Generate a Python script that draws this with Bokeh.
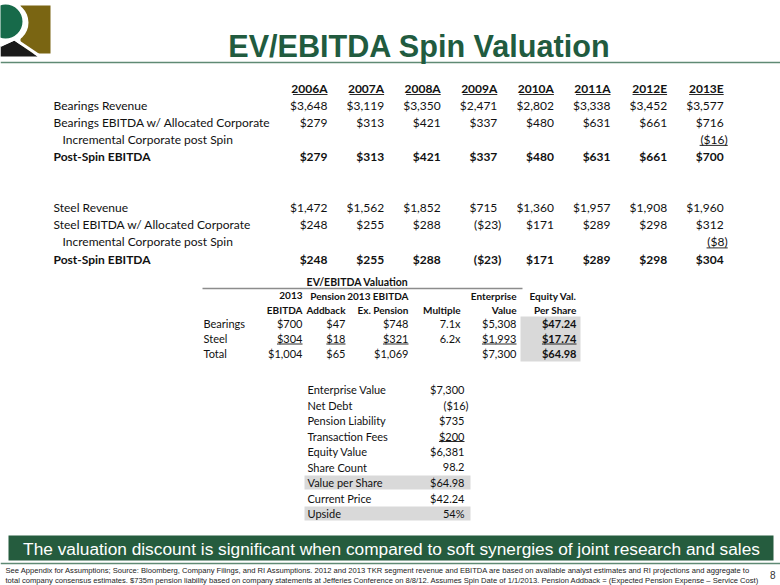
from bokeh.plotting import figure
from bokeh.models import Range1d, ColumnDataSource
from bokeh.core.properties import value
from bokeh.embed import file_html
from bokeh.resources import INLINE

# ---------------- data ----------------
title = "EV/EBITDA Spin Valuation"
years = ["2006A", "2007A", "2008A", "2009A", "2010A", "2011A", "2012E", "2013E"]
bear_labels = ["Bearings Revenue", "Bearings EBITDA w/ Allocated Corporate",
               "Incremental Corporate post Spin", "Post-Spin EBITDA"]
bear_revenue = [3648, 3119, 3350, 2471, 2802, 3338, 3452, 3577]
bear_ebitda = [279, 313, 421, 337, 480, 631, 661, 716]
bear_incr = [None, None, None, None, None, None, None, -16]
bear_post = [279, 313, 421, 337, 480, 631, 661, 700]
steel_labels = ["Steel Revenue", "Steel EBITDA w/ Allocated Corporate",
                "Incremental Corporate post Spin", "Post-Spin EBITDA"]
steel_revenue = [1472, 1562, 1852, 715, 1360, 1957, 1908, 1960]
steel_ebitda = [248, 255, 288, -23, 171, 289, 298, 312]
steel_incr = [None, None, None, None, None, None, None, -8]
steel_post = [248, 255, 288, -23, 171, 289, 298, 304]

val_title = "EV/EBITDA Valuation"
val_head1 = ["2013", "Pension", "2013 EBITDA", "", "Enterprise", "Equity Val."]
val_head2 = ["EBITDA", "Addback", "Ex. Pension", "Multiple", "Value", "Per Share"]
val_segments = ["Bearings", "Steel", "Total"]
ebitda_2013 = [700, 304, 1004]
pension_addback = [47, 18, 65]
ebitda_ex_pension = [748, 321, 1069]
multiple = [7.1, 6.2, None]
enterprise_value = [5308, 1993, 7300]
equity_per_share = [47.24, 17.74, 64.98]

bridge_labels = ["Enterprise Value", "Net Debt", "Pension Liability", "Transaction Fees",
                 "Equity Value", "Share Count", "Value per Share", "Current Price", "Upside"]
bridge_values = [7300, -16, 735, 200, 6381, 98.2, 64.98, 42.24, 0.54]
bridge_kinds = ["usd", "usd", "usd", "usd", "usd", "num", "usd2", "usd2", "pct"]
bridge_underline = [False, False, False, True, False, False, False, False, False]
bridge_shaded = [False, False, False, False, False, False, True, False, True]

banner = "The valuation discount is significant when compared to soft synergies of joint research and sales"
footer = [
    "See Appendix for Assumptions; Source: Bloomberg, Company Filings, and RI Assumptions. 2012 and 2013 TKR segment revenue and EBITDA are based on available analyst estimates and RI projections and aggregate to",
    "total company consensus estimates. $735m pension liability based on company statements at Jefferies Conference on 8/8/12. Assumes Spin Date of 1/1/2013. Pension Addback = (Expected Pension Expense \u2013 Service Cost)",
]
page_no = "8"

# ---------------- helpers ----------------
def usd(v, dec=0):
    if v is None:
        return ""
    s = f"${abs(v):,.{dec}f}"
    return f"({s})" if v < 0 else s

CW = {c: 0.58 for c in "0123456789$"}
CW.update({",": 0.24, ".": 0.24, "(": 0.3, ")": 0.3, "%": 0.8, "x": 0.5, " ": 0.19})

def tw(s, size):
    return sum(CW.get(c, 0.56) for c in s) * size

groups = {}
underlines = {"x0": [], "x1": [], "y": []}

def put(x, y, s, size=12, bold=False, align="left", font="Lato", color="#111111", ul=False):
    if s == "":
        return
    key = (size, bold, align, font, color)
    g = groups.setdefault(key, {"x": [], "y": [], "t": []})
    g["x"].append(x); g["y"].append(y); g["t"].append(s)
    if ul:
        w = tw(s, size)
        if align == "right":
            x0, x1 = x - w, x
        else:
            x0, x1 = x, x + w
        underlines["x0"].append(x0); underlines["x1"].append(x1)
        underlines["y"].append(y + 0.5 * size)

def put_num(xr, y, s, **kw):
    # negatives in parentheses hang a little to the right
    if s.startswith("("):
        xr = xr + 4
    put(xr, y, s, align="right", **kw)

# ---------------- figure ----------------
p = figure(width=780, height=585, x_range=Range1d(0, 780), y_range=Range1d(585, 0),
           output_backend="svg", toolbar_location=None, min_border=0,
           x_axis_location=None, y_axis_location=None)
p.grid.visible = False
p.outline_line_color = None
p.background_fill_color = "white"
p.border_fill_color = "white"

# logo
p.quad(left=[20], right=[50], top=[5], bottom=[53], fill_color="#7a6512", line_color=None)
p.circle(x=[7], y=[22], radius=21, fill_color="white", line_color=None)
p.circle(x=[5], y=[21], radius=17, fill_color="#176a4a", line_color=None)
p.patch(x=[0, 0, 14, 37], y=[56, 46, 40, 56], fill_color="#1a1a1a", line_color=None)
p.line(x=[0, 14, 40], y=[45, 38.5, 56], line_color="white", line_width=3)

# title + rule
put(419, 45, title, size=30.6, bold=True, align="center", font="Liberation Sans", color="#215b3f")
p.segment(x0=[0], x1=[780], y0=[62], y1=[62], line_color="#5f8a74", line_width=1.5)

# top table
col_r = [327 + 56.6 * i for i in range(len(years))]
lab_x, ind_x = 53, 62
for i, yv in enumerate(years):
    put(col_r[i], 88, yv, bold=True, align="right", ul=True)

def block(labels, series, y0):
    step = 17.2
    for r, (lab, ser) in enumerate(zip(labels, series)):
        y = y0 + r * step
        bold = r == 3
        put(ind_x if r == 2 else lab_x, y, lab, bold=bold)
        for i, v in enumerate(ser):
            s = usd(v)
            put_num(col_r[i], y, s, bold=bold, ul=(r == 2 and s != ""))

block(bear_labels, [bear_revenue, bear_ebitda, bear_incr, bear_post], 104.5)
block(steel_labels, [steel_revenue, steel_ebitda, steel_incr, steel_post], 207)

# valuation table
VS, VH = 11, 10
vcol = [302, 345, 408, 460, 516, 576]
p.quad(left=[520], right=[580], top=[316], bottom=[361], fill_color="#d9d9d9", line_color=None)
put(357, 281, val_title, size=10.5, bold=True, align="center")
p.segment(x0=[202], x1=[522], y0=[288], y1=[288], line_color="#8c8c8c", line_width=1.3)
for i in range(6):
    put(vcol[i], 295, val_head1[i], size=VH, bold=True, align="right")
    put(vcol[i], 309, val_head2[i], size=VH, bold=True, align="right")
for r, seg in enumerate(val_segments):
    y = 323 + r * 15
    ul = r == 1
    put(203, y, seg, size=VS)
    put_num(vcol[0], y, usd(ebitda_2013[r]), size=VS, ul=ul)
    put_num(vcol[1], y, usd(pension_addback[r]), size=VS, ul=ul)
    put_num(vcol[2], y, usd(ebitda_ex_pension[r]), size=VS, ul=ul)
    put_num(vcol[3], y, "" if multiple[r] is None else f"{multiple[r]:.1f}x", size=VS)
    put_num(vcol[4], y, usd(enterprise_value[r]), size=VS, ul=ul)
    put_num(vcol[5], y, usd(equity_per_share[r], 2), size=VS, bold=True, ul=ul)

# bridge table
bl, br = 307, 464
for r in range(len(bridge_labels)):
    yc = 389 + r * 15.5
    if bridge_shaded[r]:
        p.quad(left=[304], right=[470], top=[yc - 7], bottom=[yc + 7], fill_color="#d9d9d9", line_color=None)
for r, lab in enumerate(bridge_labels):
    y = 389 + r * 15.5
    v, k = bridge_values[r], bridge_kinds[r]
    if k == "usd":
        s = usd(v)
    elif k == "usd2":
        s = usd(v, 2)
    elif k == "pct":
        s = f"{v*100:.0f}%"
    else:
        s = f"{v:.1f}"
    put(bl, y, lab, size=VS)
    put_num(br, y, s, size=VS, ul=bridge_underline[r])

# banner
p.quad(left=[8], right=[773], top=[535], bottom=[560], fill_color="#255c3e", line_color=None)
put(391, 548, banner, size=17.3, align="center", font="Liberation Sans", color="white")
p.segment(x0=[0], x1=[780], y0=[563], y1=[563], line_color="#5f8a74", line_width=1.5)

# footer
put(5, 570, footer[0], size=7.6, font="Liberation Sans", color="#222222")
put(5, 580, footer[1], size=7.6, font="Liberation Sans", color="#222222")
put(775, 574, page_no, size=10, align="right", font="Liberation Sans", color="#333333")

# emit text glyphs
for (size, bold, align, font, color), g in groups.items():
    src = ColumnDataSource(dict(x=g["x"], y=g["y"], t=g["t"]))
    p.text(x="x", y="y", text="t", source=src, text_font=value(font),
           text_font_size=f"{size}px", text_font_style="bold" if bold else "normal",
           text_align=align, text_baseline="middle", text_color=color)

p.segment(x0="x0", x1="x1", y0="y", y1="y", source=ColumnDataSource(underlines),
          line_color="#111111", line_width=0.9)

open("out.html", "w").write(file_html(p, INLINE))
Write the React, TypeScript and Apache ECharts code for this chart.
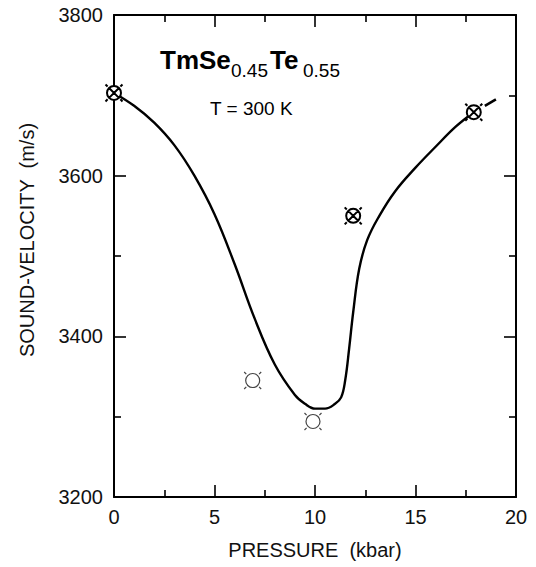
import React, { useEffect, useRef } from "react";
import * as echarts from "echarts";

// Measured (cross-circle) points
const crossX = [0, 11.9, 17.9];
const crossY = [3703, 3550, 3679];
// Open-circle points
const openX = [6.9, 9.9];
const openY = [3345, 3294];
// Guide curve through the data
const curveX = [0, 1, 2, 3, 4, 5, 6, 7, 8, 9, 9.5, 10, 10.5, 11, 11.3, 11.5, 11.7, 11.9, 12.2, 12.6, 13.2, 14, 15, 16, 17, 17.9];
const curveY = [3703, 3687, 3666, 3638, 3600, 3552, 3490, 3422, 3365, 3327, 3316, 3310, 3310, 3316, 3324, 3345, 3385, 3430, 3484, 3520, 3550, 3581, 3610, 3636, 3661, 3679];
// Dashed extrapolation beyond the last point
const dashX = [18.45, 19.0];
const dashY = [3687, 3695];
// Axis ticks
const xTicks = { min: 0, max: 20, step: 5 };
const yTicks = { min: 3200, max: 3800, step: 200 };

const FONT = "'Liberation Sans', Arial, Helvetica, sans-serif";

function symPath(withCross: boolean) {
  const r = 7;
  const d = r / Math.SQRT2;
  const a = 6.4, b = 8.5;
  let p = `M ${r} 0 A ${r} ${r} 0 1 1 ${-r} 0 A ${r} ${r} 0 1 1 ${r} 0 Z `;
  if (withCross) {
    p += `M ${-d} ${-d} L ${d} ${d} M ${d} ${-d} L ${-d} ${d} `;
  }
  p += `M ${a} ${a} L ${b} ${b} M ${-a} ${-a} L ${-b} ${-b} M ${a} ${-a} L ${b} ${-b} M ${-a} ${a} L ${-b} ${b}`;
  return "path://" + p;
}

export default function App() {
  const ref = useRef<HTMLDivElement>(null);
  useEffect(() => {
    if (!ref.current) return;
    const chart = echarts.init(ref.current, undefined, { renderer: "svg" });
    const axisCommon = {
      type: "value" as const,
      axisLine: { show: true, onZero: false, lineStyle: { color: "#000", width: 2 } },
      axisTick: { show: true, inside: true, length: 12, lineStyle: { color: "#000", width: 1.6 } },
      minorTick: { show: true, splitNumber: 2, length: 7, lineStyle: { color: "#000", width: 1.6 } },
      splitLine: { show: false },
      minorSplitLine: { show: false },
    };
    const fmt = (v: number) => String(v);
    const xLabel = { fontSize: 20, margin: 10, color: "#111", fontFamily: FONT, formatter: fmt };
    const yLabel = { fontSize: 20, margin: 11, color: "#111", fontFamily: FONT, formatter: fmt };
    chart.setOption({
      animation: false,
      backgroundColor: "#fff",
      grid: { left: 114, right: 20, top: 15, bottom: 70, containLabel: false },
      xAxis: [
        { ...axisCommon, min: xTicks.min, max: xTicks.max, interval: xTicks.step, position: "bottom", axisLabel: xLabel },
        { ...axisCommon, min: xTicks.min, max: xTicks.max, interval: xTicks.step, position: "top", axisLabel: { show: false } },
      ],
      yAxis: [
        { ...axisCommon, min: yTicks.min, max: yTicks.max, interval: yTicks.step, position: "left", axisLabel: yLabel },
        { ...axisCommon, min: yTicks.min, max: yTicks.max, interval: yTicks.step, position: "right", axisLabel: { show: false } },
      ],
      series: [
        {
          type: "line",
          data: curveX.map((x, i) => [x, curveY[i]]),
          smooth: 0.4,
          showSymbol: false,
          symbol: "none",
          lineStyle: { color: "#000", width: 2.4 },
          z: 2,
        },
        {
          type: "line",
          data: dashX.map((x, i) => [x, dashY[i]]),
          showSymbol: false,
          symbol: "none",
          lineStyle: { color: "#000", width: 2.6 },
          z: 2,
        },
        {
          type: "scatter",
          data: crossX.map((x, i) => [x, crossY[i]]),
          symbol: symPath(true),
          symbolSize: 17,
          itemStyle: { color: "#fff", borderColor: "#000", borderWidth: 2, opacity: 1 },
          z: 5,
        },
        {
          type: "scatter",
          data: openX.map((x, i) => [x, openY[i]]),
          symbol: symPath(false),
          symbolSize: 17,
          itemStyle: { color: "#fff", borderColor: "#444", borderWidth: 1.2, opacity: 1 },
          z: 5,
        },
      ],
      graphic: [
        { type: "text", x: 160, y: 60, style: { text: "TmSe", font: `bold 26px ${FONT}`, fill: "#000", verticalAlign: "middle", align: "left" } },
        { type: "text", x: 231, y: 70.5, style: { text: "0.45", font: `19px ${FONT}`, fill: "#000", verticalAlign: "middle", align: "left" } },
        { type: "text", x: 270, y: 60, style: { text: "Te", font: `bold 26px ${FONT}`, fill: "#000", verticalAlign: "middle", align: "left" } },
        { type: "text", x: 303, y: 70.5, style: { text: "0.55", font: `19px ${FONT}`, fill: "#000", verticalAlign: "middle", align: "left" } },
        { type: "text", x: 210, y: 108, style: { text: "T = 300 K", font: `19px ${FONT}`, fill: "#000", verticalAlign: "middle", align: "left" } },
        { type: "text", x: 315, y: 550, style: { text: "PRESSURE  (kbar)", font: `20px ${FONT}`, fill: "#111", verticalAlign: "middle", align: "center" } },
        { type: "text", x: 27, y: 240, rotation: Math.PI / 2, style: { text: "SOUND-VELOCITY  (m/s)", font: `20px ${FONT}`, fill: "#111", verticalAlign: "middle", align: "center" } },
      ],
    });
    return () => chart.dispose();
  }, []);
  return <div ref={ref} style={{ width: 536, height: 567, position: "absolute", left: 0, top: 0 }} />;
}
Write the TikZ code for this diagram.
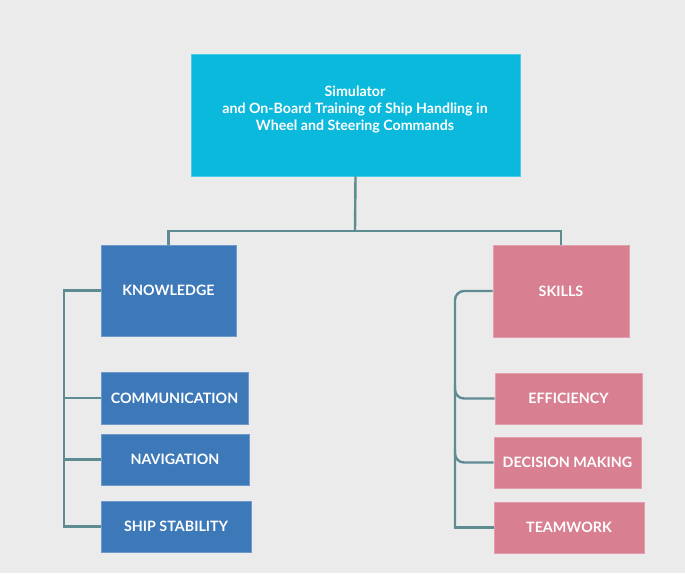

OBJECTIVE ▸ Your task is to reproduce the entries above word for word, from the first line through the line with "from bokeh.resources import INLINE", and please leave out any pictures.

TASK SOLUTION ▸
Generate a Python script that draws this with Bokeh.
from bokeh.plotting import figure
from bokeh.models import Range1d, ColumnDataSource
from bokeh.core.properties import value
from bokeh.embed import file_html
from bokeh.resources import INLINE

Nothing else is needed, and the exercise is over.